WOHLOA, INC. v. THE LAKE CABIN, LLC

Court of Appeals of Iowa (2024)

Facts

Issue

Holding — Chicchelly, J.

Rule

Reasoning

Deep Dive: How the Court Reached Its Decision

Court's Reasoning on Financial Obligations

The Iowa Court of Appeals determined that Lake Cabin's financial obligations to the homeowners' association, WOHLOA, did not expire with the expiration of the restrictive covenants. The court noted that the financial obligations, such as dues and assessments, are not categorized as "use restrictions" under Iowa law. It referenced Iowa Code section 614.24, which outlines that use restrictions expire after twenty-one years unless renewed, but clarified that this statute does not apply to financial obligations. The court emphasized that the obligations to pay dues were distinct from use restrictions and were merely economic responsibilities that remained enforceable even after the covenants expired. The court highlighted that assessments are obligations to pay money and do not impose limitations on the actual use of the property, reinforcing the idea that financial obligations endure beyond the lifespan of restrictive covenants. Therefore, Lake Cabin remained liable for its dues to WOHLOA regardless of the covenant status.

Assent to Association's Membership

The court further concluded that Lake Cabin had implicitly assented to the Association's rules by accepting the deed to the property, which included provisions for membership and financial obligations. The original plat and subsequent amendments established that acceptance of the deed would bind the owner to the Association's rules and responsibilities, including dues. The court noted that multiple iterations of the Association's bylaws specified that property transfer would automatically convey membership obligations. This principle of mutual assent was supported by previous case law, which held that property owners could not be compelled to join an association without their agreement, but that agreement could be inferred from the acceptance of property deeds containing such obligations. The court found that Lake Cabin's ownership of the property indicated their acceptance of these terms, thus binding them to pay dues even after the expiration of the restrictive covenants.

Merger and Membership Issues

Lake Cabin argued it was not a member of WOHLOA due to the lack of consent regarding the merger from the prior Association. The court examined the requirements for a merger under Iowa law and clarified that unanimous consent was not necessary; rather, a majority was sufficient to proceed with the merger. The court pointed out that the merger into WOHLOA followed the established bylaws, which allowed the Association to combine with WOHLOA without individual member approval. Despite Lake Cabin's claims of not being a member, the court maintained that it could not absolve itself of financial obligations to the prior Association or WOHLOA. It concluded that Lake Cabin's non-participation in the membership process did not negate its existing financial responsibilities, reinforcing its obligation to pay dues despite the merger.

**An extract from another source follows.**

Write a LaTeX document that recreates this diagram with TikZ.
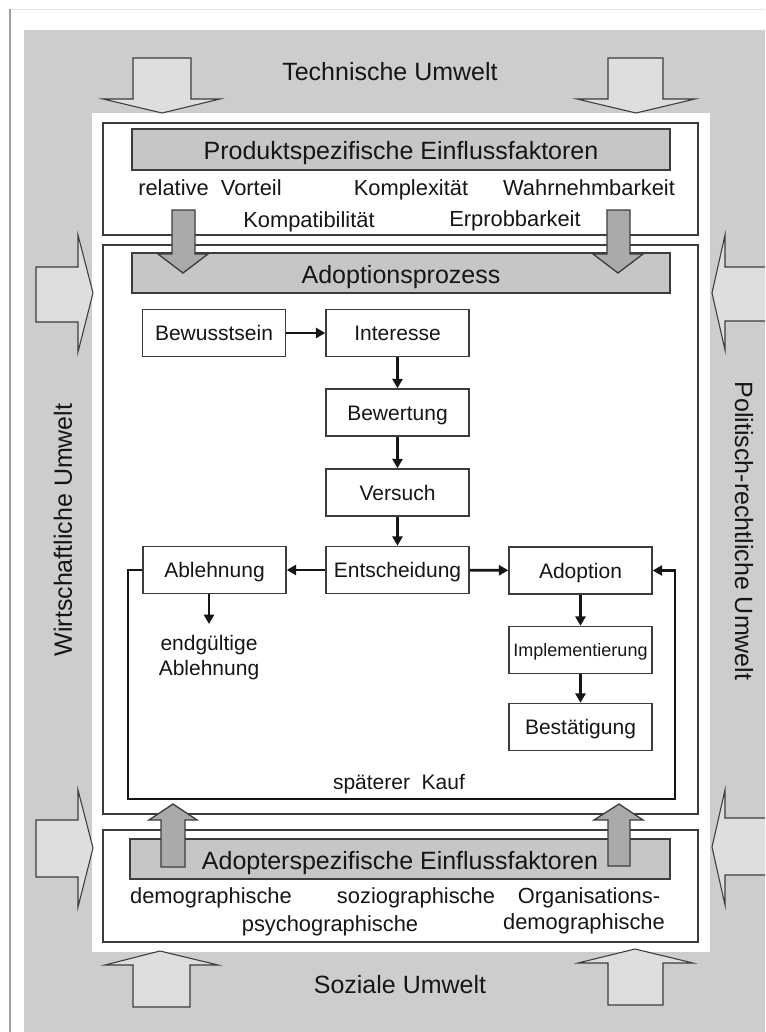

Ineffectiveness of Alleged Resignation

The court also considered Lake Cabin's assertion that it had effectively resigned from the Association and thus was no longer obligated to pay dues. It reviewed the statutory provisions allowing resignation from membership in an unincorporated nonprofit association and concluded that Lake Cabin could not resign because it was not a property owner at the time of the alleged resignation. The court noted that the property was not transferred to Lake Cabin until February 2021, while the resignation letter was sent prior to this transfer. Consequently, the court held that the resignation was ineffective as Lake Cabin did not possess the legal standing to resign from an association to which it was not a member at the time. This finding further supported the court's ruling that Lake Cabin was responsible for its financial obligations to WOHLOA.

Award of Attorney Fees

Lastly, the court addressed the issue of whether the award of attorney fees to WOHLOA was justified. Lake Cabin contended that the award was improper due to the absence of a written contract or unanimous consent among homeowners. However, the court clarified that both the Association's and WOHLOA's bylaws included provisions for recovering reasonable attorney fees in cases of unpaid assessments. The court reinforced the notion that restrictive covenants are considered contracts and therefore enforceable under the established bylaws. It concluded that the provisions for attorney fees were valid and provided a contractual basis for the award, affirming the trial court's decision to grant attorney fees to WOHLOA. Thus, the court upheld the financial liabilities, including the award of attorney fees, against Lake Cabin.